BUFFALO GERMAN INSURANCE COMPANY v. THIRD NATURAL BANK

Supreme Court of New York (1897)

Facts

Issue

Holding — White, J.

Rule

Reasoning

Deep Dive: How the Court Reached Its Decision

Court's Analysis of the Sale Validity

The court determined that the sale of the stock by the plaintiff was valid, asserting that the estate of Emanuel Levi no longer held any interest in the stock following the auction. It clarified that the relationship between the plaintiff and Levi's estate had fundamentally changed with the sale, negating the need for the executors to be considered necessary parties in the case. The court emphasized that, upon the completion of the sale, the rights of the plaintiff were established as those of a bona fide purchaser. This was significant because it indicated that the plaintiff acted within its rights under the agreement with Levi, which explicitly allowed the sale of the stock upon default. The court found that the executors’ refusal to redeem the stock did not affect the validity of the sale, thus affirming the plaintiff's ownership post-sale despite the executors' involvement. The findings supported the principle that once a pledgee has exercised its right to sell pledged property, the debtor's estate loses its rights to that property. As such, the executors were neither necessary nor proper parties to the action since the estate had no ongoing interest in the stock after the sale.

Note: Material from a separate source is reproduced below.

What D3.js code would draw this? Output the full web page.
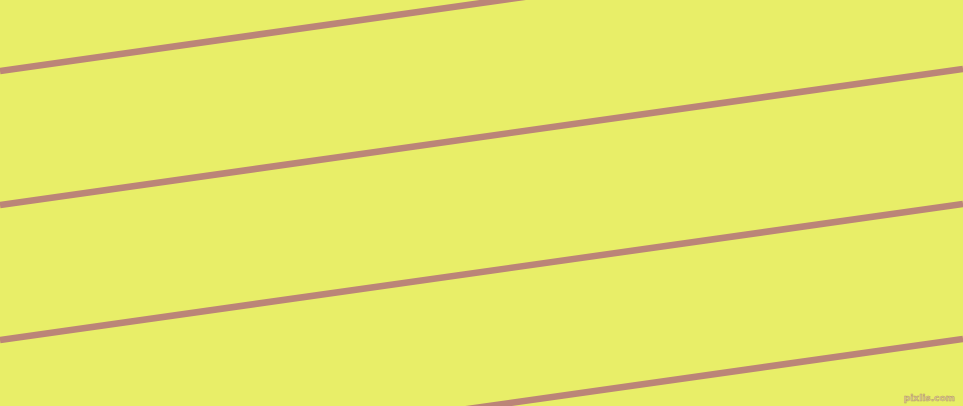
<!DOCTYPE html>
<html><head><meta charset="utf-8">
<script src="https://cdn.jsdelivr.net/npm/d3@7"></script>
<style>html,body{margin:0;padding:0;overflow:hidden;background:#e8ee68}</style>
</head><body>
<script>
const lineIds = ["l1","l2","l3","l4"];
const leftY = [71, 205, 340, 475];
const rightY = [-65, 69, 204, 339];
const watermark = ["pixlis.com"];

const W = 963, H = 406;
const svg = d3.select("body").append("svg").attr("width", W).attr("height", H);
const x = d3.scaleLinear().domain([0, 1]).range([0, W]);
const y = d3.scaleLinear().domain([0, H]).range([0, H]);
svg.append("rect").attr("width", W).attr("height", H).attr("fill", "#e8ee68");
const data = lineIds.map((id, i) => ({id, pts: [[0, leftY[i]], [1, rightY[i]]]}));
const line = d3.line().x(d => x(d[0])).y(d => y(d[1]));
svg.selectAll("path.ln").data(data).join("path").attr("class", "ln")
  .attr("d", d => line(d.pts)).attr("fill", "none")
  .attr("stroke", "#bb8578").attr("stroke-width", 6.5);
svg.selectAll("text.wm").data(watermark).join("text").attr("class","wm")
  .attr("x", 955).attr("y", 401).attr("text-anchor", "end")
  .attr("font-family", "DejaVu Sans").attr("font-size", 9).attr("font-weight", "bold")
  .attr("fill", "#dcd08a").attr("stroke", "#b89870").attr("stroke-width", 0.5)
  .text(d => d);
</script>
</body></html>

Defendant's Claim of Superior Lien

The court examined the defendant bank's assertion of a superior lien on the stock, which was supported by the terms explicitly stated in the stock certificates. It recognized that the defendant held a lien on the shares for any debts owed by Levi, which was established at the time the stock was pledged. The court noted that, according to the provisions of the certificates, this lien was valid and enforceable as it provided the bank security for its claim against Levi. The court also addressed the plaintiff's argument that the lien was void due to a violation of the National Banking Act, indicating that prior case law allowed for certain contracts that violated the Act to remain enforceable in specific scenarios. The analysis concluded that the plaintiff had taken the pledge with constructive notice of the bank's lien, meaning they could not claim rights greater than those of Levi, the original pledgor. Thus, the court ruled that the plaintiff, having been aware of the lien, was legally obligated to satisfy the lien before demanding the transfer of the stock certificates.

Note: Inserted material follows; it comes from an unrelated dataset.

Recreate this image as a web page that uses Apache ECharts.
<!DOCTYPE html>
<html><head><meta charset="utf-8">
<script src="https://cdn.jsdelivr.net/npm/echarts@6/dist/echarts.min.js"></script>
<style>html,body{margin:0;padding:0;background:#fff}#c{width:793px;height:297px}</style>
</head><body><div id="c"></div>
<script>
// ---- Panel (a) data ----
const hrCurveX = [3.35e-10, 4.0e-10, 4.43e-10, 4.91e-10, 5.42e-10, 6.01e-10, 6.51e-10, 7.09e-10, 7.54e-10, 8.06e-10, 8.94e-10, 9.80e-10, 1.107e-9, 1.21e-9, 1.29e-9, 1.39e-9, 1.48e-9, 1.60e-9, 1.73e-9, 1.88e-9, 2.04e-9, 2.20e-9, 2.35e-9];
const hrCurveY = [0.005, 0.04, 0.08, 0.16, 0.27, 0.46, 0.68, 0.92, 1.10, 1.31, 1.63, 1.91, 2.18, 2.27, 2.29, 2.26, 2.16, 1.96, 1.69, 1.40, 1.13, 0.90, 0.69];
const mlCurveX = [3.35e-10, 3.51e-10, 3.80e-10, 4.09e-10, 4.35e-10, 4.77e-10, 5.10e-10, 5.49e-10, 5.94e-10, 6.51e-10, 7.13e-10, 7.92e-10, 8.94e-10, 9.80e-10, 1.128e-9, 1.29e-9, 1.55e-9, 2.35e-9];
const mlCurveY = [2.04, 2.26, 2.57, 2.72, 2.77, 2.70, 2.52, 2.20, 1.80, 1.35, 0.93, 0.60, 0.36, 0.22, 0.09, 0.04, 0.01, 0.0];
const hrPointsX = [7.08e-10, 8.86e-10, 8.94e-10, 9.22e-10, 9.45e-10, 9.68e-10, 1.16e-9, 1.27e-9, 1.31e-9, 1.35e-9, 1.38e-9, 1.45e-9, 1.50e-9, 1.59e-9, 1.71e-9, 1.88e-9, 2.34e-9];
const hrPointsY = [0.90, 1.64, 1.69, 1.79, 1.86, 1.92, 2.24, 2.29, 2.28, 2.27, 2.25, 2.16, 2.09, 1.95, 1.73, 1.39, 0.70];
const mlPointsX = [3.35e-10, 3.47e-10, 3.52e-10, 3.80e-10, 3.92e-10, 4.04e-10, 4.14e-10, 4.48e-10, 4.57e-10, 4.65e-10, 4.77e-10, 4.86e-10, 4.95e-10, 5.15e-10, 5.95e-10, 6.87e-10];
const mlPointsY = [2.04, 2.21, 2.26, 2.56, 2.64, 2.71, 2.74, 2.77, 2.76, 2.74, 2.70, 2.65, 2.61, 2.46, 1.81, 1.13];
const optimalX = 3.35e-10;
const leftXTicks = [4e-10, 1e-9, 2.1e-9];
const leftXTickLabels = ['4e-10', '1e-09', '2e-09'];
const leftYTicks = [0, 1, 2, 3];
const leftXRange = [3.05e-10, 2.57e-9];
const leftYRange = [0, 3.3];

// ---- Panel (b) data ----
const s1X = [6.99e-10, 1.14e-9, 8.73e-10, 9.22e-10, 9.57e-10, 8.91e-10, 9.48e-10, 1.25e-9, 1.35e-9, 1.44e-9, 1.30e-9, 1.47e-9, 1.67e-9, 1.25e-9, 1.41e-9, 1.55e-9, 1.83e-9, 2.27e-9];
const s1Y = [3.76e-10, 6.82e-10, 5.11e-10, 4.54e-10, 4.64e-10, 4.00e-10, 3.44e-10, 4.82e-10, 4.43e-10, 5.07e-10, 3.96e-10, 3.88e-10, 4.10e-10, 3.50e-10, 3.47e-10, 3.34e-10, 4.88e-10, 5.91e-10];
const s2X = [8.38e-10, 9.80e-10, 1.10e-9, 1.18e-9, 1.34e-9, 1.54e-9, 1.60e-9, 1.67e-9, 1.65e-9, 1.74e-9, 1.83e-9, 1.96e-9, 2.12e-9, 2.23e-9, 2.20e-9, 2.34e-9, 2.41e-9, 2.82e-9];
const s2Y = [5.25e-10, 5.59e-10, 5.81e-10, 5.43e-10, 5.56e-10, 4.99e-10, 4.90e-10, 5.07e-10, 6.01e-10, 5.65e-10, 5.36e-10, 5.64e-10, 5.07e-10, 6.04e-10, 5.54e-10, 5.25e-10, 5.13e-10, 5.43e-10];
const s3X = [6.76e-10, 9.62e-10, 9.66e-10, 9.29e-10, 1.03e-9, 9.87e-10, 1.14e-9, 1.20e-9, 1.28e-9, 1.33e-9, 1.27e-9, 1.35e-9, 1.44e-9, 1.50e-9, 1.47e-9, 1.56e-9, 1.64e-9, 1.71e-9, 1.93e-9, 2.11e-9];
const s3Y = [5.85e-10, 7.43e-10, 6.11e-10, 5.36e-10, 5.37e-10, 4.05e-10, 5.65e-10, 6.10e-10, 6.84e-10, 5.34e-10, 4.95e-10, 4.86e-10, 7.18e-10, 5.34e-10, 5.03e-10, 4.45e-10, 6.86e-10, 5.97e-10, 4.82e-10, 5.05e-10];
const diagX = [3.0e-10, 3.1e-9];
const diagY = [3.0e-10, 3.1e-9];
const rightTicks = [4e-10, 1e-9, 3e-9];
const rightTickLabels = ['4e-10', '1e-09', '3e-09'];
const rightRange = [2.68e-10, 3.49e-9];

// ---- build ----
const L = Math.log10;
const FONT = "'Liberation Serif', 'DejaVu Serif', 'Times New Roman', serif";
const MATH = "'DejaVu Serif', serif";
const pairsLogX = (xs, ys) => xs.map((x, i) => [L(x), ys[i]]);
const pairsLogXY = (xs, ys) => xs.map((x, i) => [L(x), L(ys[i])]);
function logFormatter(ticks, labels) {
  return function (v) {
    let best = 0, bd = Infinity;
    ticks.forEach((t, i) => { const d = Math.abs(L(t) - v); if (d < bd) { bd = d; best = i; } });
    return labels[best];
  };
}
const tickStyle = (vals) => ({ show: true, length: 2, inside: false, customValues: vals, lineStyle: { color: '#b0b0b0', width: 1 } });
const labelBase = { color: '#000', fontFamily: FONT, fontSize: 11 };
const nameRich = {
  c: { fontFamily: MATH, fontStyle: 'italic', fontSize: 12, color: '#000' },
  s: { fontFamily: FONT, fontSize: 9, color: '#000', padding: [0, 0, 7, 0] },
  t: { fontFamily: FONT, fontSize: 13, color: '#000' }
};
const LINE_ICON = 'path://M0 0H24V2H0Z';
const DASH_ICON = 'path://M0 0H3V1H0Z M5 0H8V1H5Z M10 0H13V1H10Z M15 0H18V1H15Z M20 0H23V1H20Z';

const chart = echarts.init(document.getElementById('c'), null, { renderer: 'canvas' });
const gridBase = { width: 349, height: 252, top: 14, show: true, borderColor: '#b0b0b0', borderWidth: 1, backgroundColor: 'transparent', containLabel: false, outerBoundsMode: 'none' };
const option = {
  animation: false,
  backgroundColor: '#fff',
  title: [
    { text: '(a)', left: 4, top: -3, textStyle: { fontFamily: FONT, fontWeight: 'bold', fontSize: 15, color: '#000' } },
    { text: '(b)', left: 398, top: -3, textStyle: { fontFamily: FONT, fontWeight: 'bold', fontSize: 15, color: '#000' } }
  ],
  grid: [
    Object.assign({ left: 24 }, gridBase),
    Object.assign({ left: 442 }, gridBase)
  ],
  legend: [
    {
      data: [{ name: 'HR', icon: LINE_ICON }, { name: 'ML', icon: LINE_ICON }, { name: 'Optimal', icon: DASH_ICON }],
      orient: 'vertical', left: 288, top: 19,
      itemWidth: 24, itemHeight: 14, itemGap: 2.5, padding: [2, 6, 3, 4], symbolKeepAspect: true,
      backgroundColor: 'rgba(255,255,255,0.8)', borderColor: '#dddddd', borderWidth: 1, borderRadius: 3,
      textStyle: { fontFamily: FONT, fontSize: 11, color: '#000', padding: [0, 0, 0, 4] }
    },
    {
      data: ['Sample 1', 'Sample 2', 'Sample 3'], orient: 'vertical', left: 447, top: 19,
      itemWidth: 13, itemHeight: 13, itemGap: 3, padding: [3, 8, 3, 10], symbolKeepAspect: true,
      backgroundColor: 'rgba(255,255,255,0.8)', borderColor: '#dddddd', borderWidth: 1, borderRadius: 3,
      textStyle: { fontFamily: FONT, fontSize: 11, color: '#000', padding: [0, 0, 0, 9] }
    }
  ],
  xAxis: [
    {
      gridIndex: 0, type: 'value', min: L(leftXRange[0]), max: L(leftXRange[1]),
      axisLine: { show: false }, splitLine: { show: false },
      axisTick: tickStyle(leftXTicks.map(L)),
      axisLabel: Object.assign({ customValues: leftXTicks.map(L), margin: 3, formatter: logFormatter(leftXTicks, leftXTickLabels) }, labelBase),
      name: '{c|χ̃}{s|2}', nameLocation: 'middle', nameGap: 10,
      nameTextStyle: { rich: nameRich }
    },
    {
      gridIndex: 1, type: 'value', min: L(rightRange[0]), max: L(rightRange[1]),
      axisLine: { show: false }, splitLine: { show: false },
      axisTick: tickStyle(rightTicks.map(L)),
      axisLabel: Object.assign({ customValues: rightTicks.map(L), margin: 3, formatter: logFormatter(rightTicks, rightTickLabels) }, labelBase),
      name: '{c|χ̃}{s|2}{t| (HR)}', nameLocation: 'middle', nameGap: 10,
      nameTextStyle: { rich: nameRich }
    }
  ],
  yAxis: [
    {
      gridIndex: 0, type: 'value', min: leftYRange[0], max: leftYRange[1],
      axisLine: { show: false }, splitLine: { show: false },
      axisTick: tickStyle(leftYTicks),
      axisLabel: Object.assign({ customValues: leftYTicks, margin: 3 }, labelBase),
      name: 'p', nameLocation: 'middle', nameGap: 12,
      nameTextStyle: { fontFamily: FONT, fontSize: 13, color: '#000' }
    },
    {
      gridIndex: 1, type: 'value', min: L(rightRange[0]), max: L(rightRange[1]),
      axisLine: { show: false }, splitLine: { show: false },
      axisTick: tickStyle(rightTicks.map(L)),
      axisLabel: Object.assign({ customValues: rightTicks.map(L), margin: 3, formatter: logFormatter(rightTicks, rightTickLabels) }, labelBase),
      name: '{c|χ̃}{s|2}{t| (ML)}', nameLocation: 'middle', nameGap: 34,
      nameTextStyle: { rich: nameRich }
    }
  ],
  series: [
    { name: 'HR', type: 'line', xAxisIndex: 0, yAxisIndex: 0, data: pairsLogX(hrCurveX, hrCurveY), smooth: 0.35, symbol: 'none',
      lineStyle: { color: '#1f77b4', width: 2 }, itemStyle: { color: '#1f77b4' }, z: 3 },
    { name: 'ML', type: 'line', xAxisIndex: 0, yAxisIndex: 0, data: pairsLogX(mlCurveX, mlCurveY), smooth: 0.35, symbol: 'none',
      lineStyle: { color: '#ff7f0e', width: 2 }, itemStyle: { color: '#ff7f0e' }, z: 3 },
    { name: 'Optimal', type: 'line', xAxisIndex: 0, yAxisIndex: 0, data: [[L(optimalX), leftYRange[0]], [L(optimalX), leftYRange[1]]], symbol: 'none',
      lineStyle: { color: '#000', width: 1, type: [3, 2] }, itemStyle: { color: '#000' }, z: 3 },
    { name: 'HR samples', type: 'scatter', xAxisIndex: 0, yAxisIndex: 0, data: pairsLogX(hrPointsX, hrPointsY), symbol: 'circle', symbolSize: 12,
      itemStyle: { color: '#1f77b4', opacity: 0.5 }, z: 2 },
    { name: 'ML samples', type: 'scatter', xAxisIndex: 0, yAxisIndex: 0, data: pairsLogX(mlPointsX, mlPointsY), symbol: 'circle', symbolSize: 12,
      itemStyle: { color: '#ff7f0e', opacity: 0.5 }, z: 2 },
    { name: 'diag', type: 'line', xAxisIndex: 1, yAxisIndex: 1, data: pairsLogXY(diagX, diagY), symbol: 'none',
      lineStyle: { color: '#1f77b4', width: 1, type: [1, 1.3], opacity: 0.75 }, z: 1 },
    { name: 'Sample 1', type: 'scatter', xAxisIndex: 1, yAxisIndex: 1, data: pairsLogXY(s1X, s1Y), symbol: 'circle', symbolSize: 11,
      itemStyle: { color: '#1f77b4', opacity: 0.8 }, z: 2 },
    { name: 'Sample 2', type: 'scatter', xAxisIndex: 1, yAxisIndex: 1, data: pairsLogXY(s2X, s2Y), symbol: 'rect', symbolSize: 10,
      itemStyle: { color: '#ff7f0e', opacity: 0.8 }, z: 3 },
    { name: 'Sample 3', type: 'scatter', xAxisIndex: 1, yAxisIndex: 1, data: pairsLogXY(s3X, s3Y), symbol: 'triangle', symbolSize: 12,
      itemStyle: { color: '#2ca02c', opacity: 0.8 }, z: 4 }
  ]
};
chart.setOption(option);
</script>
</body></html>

Constructive Notice and Rights of the Parties

The court further clarified the implications of constructive notice regarding the plaintiff's rights. It established that the plaintiff was bound by the terms stated in the stock certificates, regardless of whether they had read or understood the provisions at the time of the pledge. The presumption that the plaintiff had indeed read the certificates was deemed conclusive under the law, meaning the plaintiff’s claim could not succeed based on a lack of awareness of the lien. The court reinforced that any party taking interest in pledged property must conduct due diligence and cannot ignore the obligations arising from prior agreements. This principle of constructive notice served to uphold the integrity of the lien and the contractual obligations between the parties involved. The court also cited previous rulings to highlight that a pledgee's rights are inherently tied to the rights of the pledgor, emphasizing that the plaintiff's rights were limited to those held by Levi. Therefore, the court concluded that the plaintiff's failure to address the defendant's lien effectively barred their claim for the stock transfer.

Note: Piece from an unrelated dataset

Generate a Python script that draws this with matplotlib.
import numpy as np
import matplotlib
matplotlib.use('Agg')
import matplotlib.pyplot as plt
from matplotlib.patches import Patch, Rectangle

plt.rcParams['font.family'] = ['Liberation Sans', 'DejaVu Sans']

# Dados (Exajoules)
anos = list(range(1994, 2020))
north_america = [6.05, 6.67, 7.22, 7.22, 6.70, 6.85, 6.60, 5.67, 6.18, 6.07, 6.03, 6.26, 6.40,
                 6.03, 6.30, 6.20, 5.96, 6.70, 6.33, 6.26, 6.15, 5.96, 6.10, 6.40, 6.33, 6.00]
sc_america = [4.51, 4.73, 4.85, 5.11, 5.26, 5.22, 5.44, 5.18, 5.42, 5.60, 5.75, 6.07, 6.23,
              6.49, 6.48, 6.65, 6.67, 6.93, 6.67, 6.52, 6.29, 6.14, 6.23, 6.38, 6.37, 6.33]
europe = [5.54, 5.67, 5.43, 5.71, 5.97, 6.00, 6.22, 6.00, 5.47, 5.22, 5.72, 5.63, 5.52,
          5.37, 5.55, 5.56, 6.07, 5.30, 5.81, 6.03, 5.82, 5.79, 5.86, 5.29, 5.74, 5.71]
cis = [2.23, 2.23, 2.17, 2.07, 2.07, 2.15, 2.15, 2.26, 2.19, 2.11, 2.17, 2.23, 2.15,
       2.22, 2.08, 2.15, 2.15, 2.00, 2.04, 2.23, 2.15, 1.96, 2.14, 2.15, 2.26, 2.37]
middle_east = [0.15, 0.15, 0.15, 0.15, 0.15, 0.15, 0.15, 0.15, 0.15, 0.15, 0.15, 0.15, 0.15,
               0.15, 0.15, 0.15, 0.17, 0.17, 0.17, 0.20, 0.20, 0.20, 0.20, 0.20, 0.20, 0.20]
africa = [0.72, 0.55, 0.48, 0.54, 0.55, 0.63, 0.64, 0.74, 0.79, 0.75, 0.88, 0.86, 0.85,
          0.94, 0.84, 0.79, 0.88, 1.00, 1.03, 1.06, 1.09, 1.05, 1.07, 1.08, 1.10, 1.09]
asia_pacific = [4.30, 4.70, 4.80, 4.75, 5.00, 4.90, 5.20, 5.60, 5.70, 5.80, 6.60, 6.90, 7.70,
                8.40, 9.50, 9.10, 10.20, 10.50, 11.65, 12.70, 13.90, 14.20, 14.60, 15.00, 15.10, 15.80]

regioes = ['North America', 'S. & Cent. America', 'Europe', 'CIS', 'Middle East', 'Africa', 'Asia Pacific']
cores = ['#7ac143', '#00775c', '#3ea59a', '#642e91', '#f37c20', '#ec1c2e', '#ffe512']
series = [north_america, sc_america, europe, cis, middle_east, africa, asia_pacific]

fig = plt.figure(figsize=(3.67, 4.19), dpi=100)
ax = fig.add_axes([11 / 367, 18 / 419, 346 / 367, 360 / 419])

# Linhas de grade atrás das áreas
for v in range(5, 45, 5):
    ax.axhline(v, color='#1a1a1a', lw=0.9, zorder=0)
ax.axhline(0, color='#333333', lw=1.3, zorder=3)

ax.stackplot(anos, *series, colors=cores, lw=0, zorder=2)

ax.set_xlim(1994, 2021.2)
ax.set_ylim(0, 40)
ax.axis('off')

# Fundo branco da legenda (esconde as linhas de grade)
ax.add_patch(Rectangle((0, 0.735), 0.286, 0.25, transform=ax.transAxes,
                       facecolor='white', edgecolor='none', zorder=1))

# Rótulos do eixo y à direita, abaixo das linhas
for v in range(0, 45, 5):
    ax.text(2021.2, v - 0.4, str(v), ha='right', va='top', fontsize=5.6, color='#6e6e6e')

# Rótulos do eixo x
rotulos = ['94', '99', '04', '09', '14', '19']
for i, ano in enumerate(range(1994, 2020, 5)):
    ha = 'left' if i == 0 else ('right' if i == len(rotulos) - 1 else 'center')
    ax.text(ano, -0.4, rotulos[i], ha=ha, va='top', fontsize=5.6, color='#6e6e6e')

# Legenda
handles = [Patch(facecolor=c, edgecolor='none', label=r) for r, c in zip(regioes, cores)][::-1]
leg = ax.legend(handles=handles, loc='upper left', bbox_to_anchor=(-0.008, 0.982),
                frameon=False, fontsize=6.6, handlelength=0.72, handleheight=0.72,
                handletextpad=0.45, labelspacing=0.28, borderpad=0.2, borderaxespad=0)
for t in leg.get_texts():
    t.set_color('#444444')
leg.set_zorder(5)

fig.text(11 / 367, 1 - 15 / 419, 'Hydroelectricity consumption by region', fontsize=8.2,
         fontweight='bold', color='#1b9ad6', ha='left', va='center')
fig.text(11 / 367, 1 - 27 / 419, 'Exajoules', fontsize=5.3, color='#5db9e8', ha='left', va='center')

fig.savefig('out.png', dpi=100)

Conclusion on Payment Requirement

In conclusion, the court ruled that the plaintiff was entitled to the transfer of the stock only after fulfilling the obligation to pay the defendant's lien. It indicated that while the plaintiff had a lawful claim to the stock post-sale, that claim was contingent upon the satisfaction of the lien held by the defendant. The court stressed that the defendant's entitlement to be paid for its claim against the Levi estate was paramount before any transfer of stock could occur. This ruling underscored the importance of honoring existing liens when dealing with pledged property and reinforced the rights of secured creditors. The court dismissed the plaintiff's complaint, thus requiring them to address the lien issue as a prerequisite to reclaiming ownership of the stock. The decision built upon established legal principles regarding pledges, liens, and the responsibilities of parties in financial transactions involving collateral.